Along a tight row of brick terraces on the Falls Road in Belfast, armed British soldiers move through a street emptied of ordinary life, their presence turning a familiar neighbourhood into a controlled zone. A “STOP” sign hangs at the corner like an ironic echo of the authority now being enforced, while military vehicles sit squarely in the roadway, blocking movement and setting the tone of the curfew. The quiet here is not peaceful; it is imposed, measured out in checkpoints and patrols.

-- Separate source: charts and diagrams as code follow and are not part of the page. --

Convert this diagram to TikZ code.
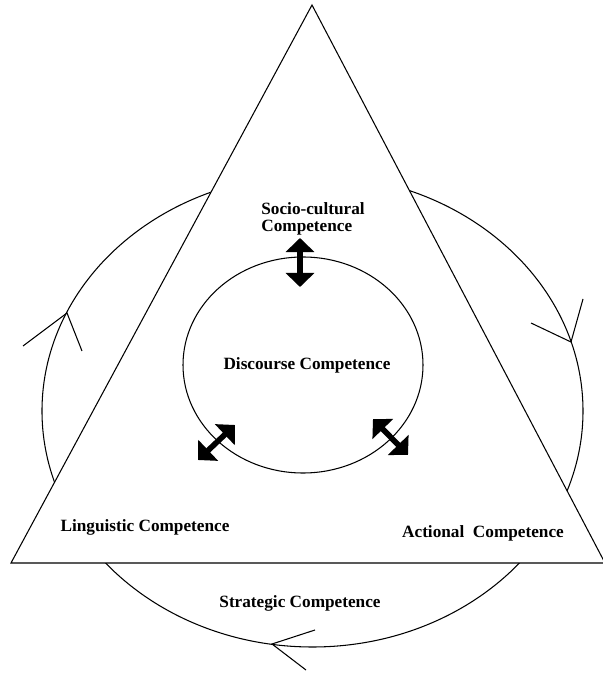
\documentclass[tikz,border=0pt]{standalone}
\usepackage{fontspec}
\setmainfont{Liberation Serif}
\usetikzlibrary{arrows.meta}
\tikzset{
  label text/.style={font=\fontsize{9.8}{9.6}\selectfont\bfseries},
  double arrow/.style={line width=3.2pt, {Triangle[width=16pt,length=8pt]}-{Triangle[width=16pt,length=8pt]}},
  chevron/.style={line width=0.6pt}
}
\begin{document}
\begin{tikzpicture}[line width=0.6pt]
                \useasboundingbox (0,0) rectangle (12.06,13.5);

                % Outer cycle (strategic competence)
                \draw (6.25,5.28) ellipse [x radius=5.41, y radius=4.72];

                % Triangle, filled white so that it hides the cycle inside it
                \filldraw[fill=white] (6.24,13.4) -- (0.22,2.24) -- (12.1,2.24) -- cycle;

                % Inner circle (discourse competence)
                \draw (6.06,6.2) ellipse [x radius=2.4, y radius=2.16];

                % Labels
                \node[label text, anchor=west, align=left] (socio) at (5.1,9.12) {Socio-cultural\\Competence};
                \node[label text] (discourse) at (6.14,6.2) {Discourse Competence};
                \node[label text] (linguistic) at (2.9,2.96) {Linguistic Competence};
                \node[label text] (actional) at (9.66,2.84) {Actional\ \ Competence};
                \node[label text] (strategic) at (6.0,1.44) {Strategic Competence};

                % Double arrows between the corners and the inner circle
                \coordinate (top a) at (6.0,8.74);
                \coordinate (top b) at (6.0,7.76);
                \coordinate (left a) at (3.96,4.3);
                \coordinate (left b) at (4.7,5.0);
                \coordinate (right a) at (7.46,5.12);
                \coordinate (right b) at (8.16,4.4);
                \draw[double arrow] (top a) -- (top b);
                \draw[double arrow] (left a) -- (left b);
                \draw[double arrow] (right a) -- (right b);

                % Open arrow heads on the outer cycle (clockwise)
                \coordinate (tip left) at (1.34,7.24);
                \coordinate (tip right) at (11.42,6.66);
                \coordinate (tip bottom) at (5.44,0.62);
                \draw[chevron] (0.46,6.58) -- (tip left) -- (1.64,6.48);
                \draw[chevron] (10.62,7.04) -- (tip right) -- (11.66,7.52);
                \draw[chevron] (6.3,0.9) -- (tip bottom) -- (6.12,0.1);
\end{tikzpicture}
\end{document}
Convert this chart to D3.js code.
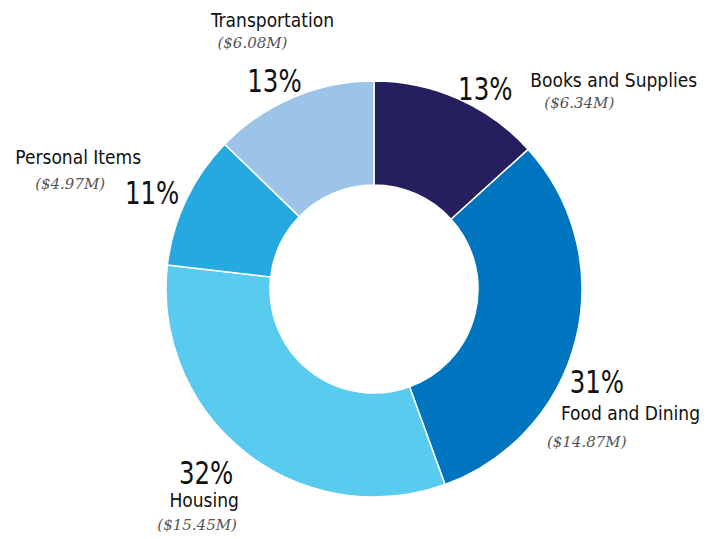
<!DOCTYPE html>
<html>
<head>
<meta charset="utf-8">
<script src="https://cdn.jsdelivr.net/npm/d3@7"></script>
<style>
  body { margin: 0; background: #fff; }
  svg text { font-family: "DejaVu Sans Condensed", "Liberation Sans Narrow", sans-serif; fill: #111; }
  .pct { font-size: 32px; }
  .name { font-size: 19px; }
  .val { font-family: "DejaVu Serif", "Liberation Serif", serif; font-style: italic; font-size: 15px; fill: #555; }
</style>
</head>
<body>
<div class="chart"></div>
<script>
// data
var categories = ['Books and Supplies', 'Food and Dining', 'Housing', 'Personal Items', 'Transportation']
var amounts = [6.34, 14.87, 15.45, 4.97, 6.08]   // $M
var pctLabels = ['13%', '31%', '32%', '11%', '13%']
var colors = ['#251f5f', '#0075bf', '#58cbee', '#26a9e0', '#9cc4e8']

var width = 717, height = 539
var cx = 374, cy = 289, outerR = 208, innerR = 104, labelR = 240

// where the name/value sit around each percent label
var layout = {
  'Books and Supplies': {nudge: [14, 19], name: [45, -13, 'start'], val: [59, 8, 'start']},
  'Food and Dining':    {nudge: [-10, 35], name: [-36, 27, 'start'], val: [-50, 54, 'start']},
  'Housing':            {nudge: [-19, -4], name: [-2, 23, 'middle'], val: [-9, 46, 'middle']},
  'Personal Items':     {nudge: [-5, 7], name: [-11, -40, 'end'], val: [-47, -15, 'end']},
  'Transportation':     {nudge: [-6, 13], name: [-2, -65, 'middle'], val: [-22, -44, 'middle']}
}

var data = categories.map((c, i) => ({name: c, amount: amounts[i], pct: pctLabels[i], color: colors[i]}))

var svg = d3.select('.chart').append('svg')
  .attr('width', width).attr('height', height)

var g = svg.append('g').attr('transform', `translate(${cx},${cy})`)

var pie = d3.pie().sort(null).value(d => d.amount)
var arc = d3.arc().innerRadius(innerR).outerRadius(outerR)
var labelArc = d3.arc().innerRadius(labelR).outerRadius(labelR)

var arcs = pie(data)

g.selectAll('path.slice').data(arcs).join('path')
  .attr('class', 'slice')
  .attr('d', arc)
  .attr('fill', d => d.data.color)
  .attr('stroke', '#fff')
  .attr('stroke-width', 1.5)

var lab = g.selectAll('g.lab').data(arcs).join('g')
  .attr('class', 'lab')
  .attr('transform', d => {
    var p = labelArc.centroid(d), n = layout[d.data.name].nudge
    return `translate(${p[0] + n[0]},${p[1] + 11 + n[1]})`
  })

// narrow the big numbers a bit, the original face is condensed
lab.append('text').attr('class', 'pct')
  .attr('text-anchor', 'middle')
  .attr('transform', 'scale(0.85,1)')
  .text(d => d.data.pct)

lab.append('text').attr('class', 'name')
  .attr('x', d => layout[d.data.name].name[0])
  .attr('y', d => layout[d.data.name].name[1])
  .attr('text-anchor', d => layout[d.data.name].name[2])
  .text(d => d.data.name)

lab.append('text').attr('class', 'val')
  .attr('x', d => layout[d.data.name].val[0])
  .attr('y', d => layout[d.data.name].val[1])
  .attr('text-anchor', d => layout[d.data.name].val[2])
  .text(d => `($${d.data.amount.toFixed(2)}M)`)
</script>
</body>
</html>
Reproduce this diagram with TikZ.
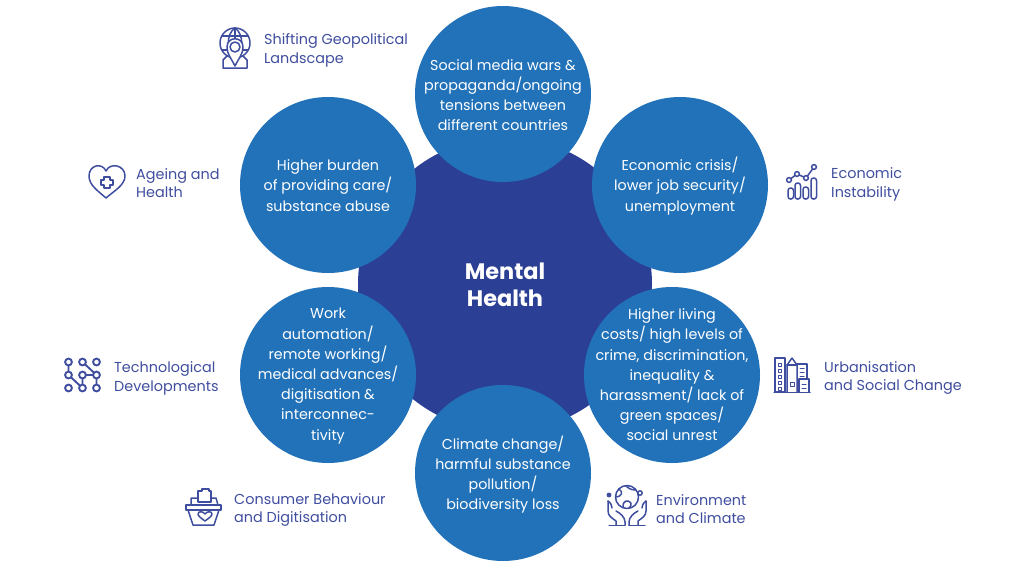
\documentclass[tikz,border=0pt]{standalone}
\usepackage{fontspec}
\setmainfont{Poppins}
\usetikzlibrary{positioning}
\definecolor{bubbleblue}{HTML}{2272B9}
\definecolor{hubblue}{HTML}{2B3F95}
\definecolor{inkblue}{HTML}{3F4D9F}
\tikzset{
	bubble/.style={circle, fill=bubbleblue, minimum size=176pt, inner sep=0pt},
	bubbletext/.style={inner sep=0pt, text=white, align=center, font=\fontsize{14.3}{20.2}\selectfont},
	hub/.style={circle, fill=hubblue, minimum size=294pt, inner sep=0pt, text=white, align=center, font=\fontsize{22.4}{27}\selectfont\bfseries},
	sidelabel/.style={right, inner sep=0pt, text=inkblue, align=left, font=\fontsize{14.4}{18.8}\selectfont},
	iconline/.style={draw=inkblue, line width=1.5pt, line join=round, line cap=round, fill=none}
}
\begin{document}
\begin{tikzpicture}[x=1pt, y=-1pt]
	\useasboundingbox (0, 0) rectangle (1015, 568);
	\node[hub] (hub) at (505, 284.5) {Mental\\Health};

	\node[bubble] (social) at (503, 94) {};
	\node[bubble] (care) at (328, 185) {};
	\node[bubble] (crisis) at (680, 185) {};
	\node[bubble] (work) at (328, 375) {};
	\node[bubble] (living) at (672, 375) {};
	\node[bubble] (climate) at (503, 473) {};

	\node[bubbletext] (socialtext) at (503, 95) {Social media wars \&\\propaganda/ongoing\\tensions between\\different countries};
	\node[bubbletext] (caretext) at (328, 185.5) {Higher burden\\of providing care/\\substance abuse};
	\node[bubbletext] (crisistext) at (680, 186) {Economic crisis/\\lower job security/\\unemployment};
	\node[bubbletext] (worktext) at (328, 376) {Work\\automation/\\remote working/\\medical advances/\\digitisation \&\\interconnec-\\tivity};
	\node[bubbletext] (livingtext) at (672, 375) {Higher living\\costs/ high levels of\\crime, discrimination,\\inequality \&\\harassment/ lack of\\green spaces/\\social unrest};
	\node[bubbletext] (climatetext) at (503, 474.5) {Climate change/\\harmful substance\\pollution/\\biodiversity loss};

	\node[sidelabel] (geo) at (264, 50.5) {Shifting Geopolitical\\Landscape};
	\node[sidelabel] (ageing) at (136, 183) {Ageing and\\Health};
	\node[sidelabel] (econ) at (831, 184.5) {Economic\\Instability};
	\node[sidelabel] (urban) at (824, 378) {Urbanisation\\and Social Change};
	\node[sidelabel] (tech) at (114, 378) {Technological\\Developments};
	\node[sidelabel] (consumer) at (234, 510) {Consumer Behaviour\\and Digitisation};
	\node[sidelabel] (env) at (656, 509) {Environment\\and Climate};

	% globe with pin
	\draw[iconline] (235, 43) circle (15);
	\draw[iconline] (235, 28) .. controls (226, 34) and (226, 52) .. (235, 58);
	\draw[iconline] (235, 28) .. controls (244, 34) and (244, 52) .. (235, 58);
	\draw[iconline] (235, 28) -- (235, 38);
	\draw[iconline] (222, 36) -- (248, 36);
	\draw[iconline] (222, 50) -- (228, 50) (242, 50) -- (248, 50);
	\draw[iconline, fill=white] (235, 66) .. controls (231, 58) and (227, 54) .. (227, 47) .. controls (227, 36) and (243, 36) .. (243, 47) .. controls (243, 54) and (239, 58) .. (235, 66) -- cycle;
	\draw[iconline] (235, 47) circle (5);
	\draw[iconline] (227, 56) -- (223, 60) -- (223, 68) -- (247, 68) -- (247, 60) -- (243, 56);

	% heart with cross
	\draw[iconline] (106, 198) .. controls (98, 191) and (89, 185) .. (89, 176) .. controls (89, 165) and (102, 162) .. (106, 171) .. controls (110, 162) and (125, 165) .. (125, 176) .. controls (125, 185) and (114, 191) .. (106, 198) -- cycle;
	\draw[iconline] (104, 177) -- (110, 177) -- (110, 180) -- (113, 180) -- (113, 185) -- (110, 185) -- (110, 188) -- (104, 188) -- (104, 185) -- (101, 185) -- (101, 180) -- (104, 180) -- cycle;

	% bars and trend line
	\foreach \barx/\bartop in {788/188, 795/183, 803/187, 811/178} {
		\draw[iconline, rounded corners=2.5pt] (\barx, 199) rectangle ++(5.5, \bartop-199);
	}
	\draw[iconline] (789, 180) -- (797, 174) -- (806, 178) -- (814, 167);
	\foreach \dotx/\doty in {789/180, 797/174, 806/178, 814/167} {
		\draw[iconline, fill=white] (\dotx, \doty) circle (2.4);
	}

	% buildings
	\draw[iconline] (775, 358) rectangle (785, 392);
	\foreach \winy in {363, 369, 375, 381, 387} {
		\draw[iconline, line width=1pt] (778.5, \winy) rectangle ++(3, 3);
	}
	\draw[iconline] (787, 392) -- (787, 365) -- (792, 358) -- (797, 365) -- (797, 392);
	\draw[iconline] (787, 365) -- (797, 365);
	\draw[iconline, line width=1pt] (790, 382) rectangle ++(4, 4);
	\draw[iconline] (797, 364) -- (807, 364) -- (807, 379);
	\foreach \winy in {368, 372, 376} {
		\draw[iconline, line width=1pt] (800, \winy) -- (804, \winy);
	}
	\draw[iconline] (799, 392) -- (799, 379) -- (809, 379) -- (809, 392);
	\draw[iconline, line width=1pt] (802, 384) -- (806, 384) (802, 388) -- (806, 388);
	\draw[iconline] (774, 392.5) -- (810, 392.5);

	% circuit grid
	\draw[iconline, line width=1.9pt] (68.5, 362) -- (68.5, 375) -- (82.5, 388) -- (82.5, 375) (82.5, 362) -- (96.5, 375) -- (96.5, 388) (82.5, 375) -- (96.5, 375);
	\foreach \nodex in {68.5, 82.5, 96.5} {
		\foreach \nodey in {362, 375, 388} {
			\draw[iconline, line width=1.9pt, fill=white] (\nodex, \nodey) circle (3.4);
		}
	}

	% basket
	\draw[iconline] (191, 505) -- (191, 498) -- (216, 498) -- (218, 505);
	\draw[iconline, fill=white] (198, 502) -- (198, 491) -- (202, 491) -- (202, 489) -- (209, 489) -- (209, 491) -- (211, 491) -- (211, 502) -- cycle;
	\draw[iconline] (186, 505) rectangle (221, 510);
	\draw[iconline] (188, 510) -- (193, 525) -- (214, 525) -- (219, 510);
	\draw[iconline] (205, 521) .. controls (201, 518) and (198, 516) .. (198, 514) .. controls (198, 511) and (203, 511) .. (205, 514) .. controls (207, 511) and (212, 511) .. (212, 514) .. controls (212, 516) and (209, 518) .. (205, 521) -- cycle;

	% hands holding the earth
	\draw[iconline] (627, 497) circle (11.5);
	\draw[iconline] (619, 489) .. controls (624, 492) and (621, 497) .. (616, 497) (623, 507) .. controls (622, 501) and (628, 499) .. (631, 503) .. controls (632, 505) and (630, 507) .. (629, 508) (626, 486) .. controls (630, 490) and (634, 490) .. (636, 490);
	\fill[inkblue] (609, 495) circle (2.4);
	\draw[iconline] (640, 493) circle (2.2);
	\draw[iconline] (608, 501) -- (608, 511) .. controls (608, 516) and (612, 518) .. (616, 521) -- (616, 525) (616, 511) .. controls (620, 513) and (625, 517) .. (625, 522) -- (625, 525);
	\draw[iconline] (646, 501) -- (646, 511) .. controls (646, 516) and (642, 518) .. (638, 521) -- (638, 525) (638, 511) .. controls (634, 513) and (629, 517) .. (629, 522) -- (629, 525);
	\draw[iconline] (608, 501) .. controls (611, 503) and (612, 506) .. (612, 508) (646, 501) .. controls (643, 503) and (642, 506) .. (642, 508);
	\draw[iconline] (609, 525.5) -- (625, 525.5) (629, 525.5) -- (645, 525.5);
\end{tikzpicture}
\end{document}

Details in the frame hint at the rhythms of an operation rather than a passing patrol: troops positioned at different distances, one figure crossing the foreground, others clustered around the vehicles, kit and supplies visible in the open back. The architecture—uniform facades, narrow pavement, and close-set doors—makes the scene feel compressed, as if the street itself funnels tension toward the barricaded end. Even without visible crowds, the photograph conveys how curfew policing reshaped public space during the early Troubles.

For readers tracing Belfast history and the wider conflict in Northern Ireland, this July 1970 moment on the Falls Road stands as a stark example of how civil unrest translated into daily restrictions. Curfews were not abstract policy; they were lived in streets like this one, where mobility, commerce, and community life could be halted by force. Seen today, the image remains a powerful visual record of military intervention, urban control, and the fragile line between security measures and siege-like conditions.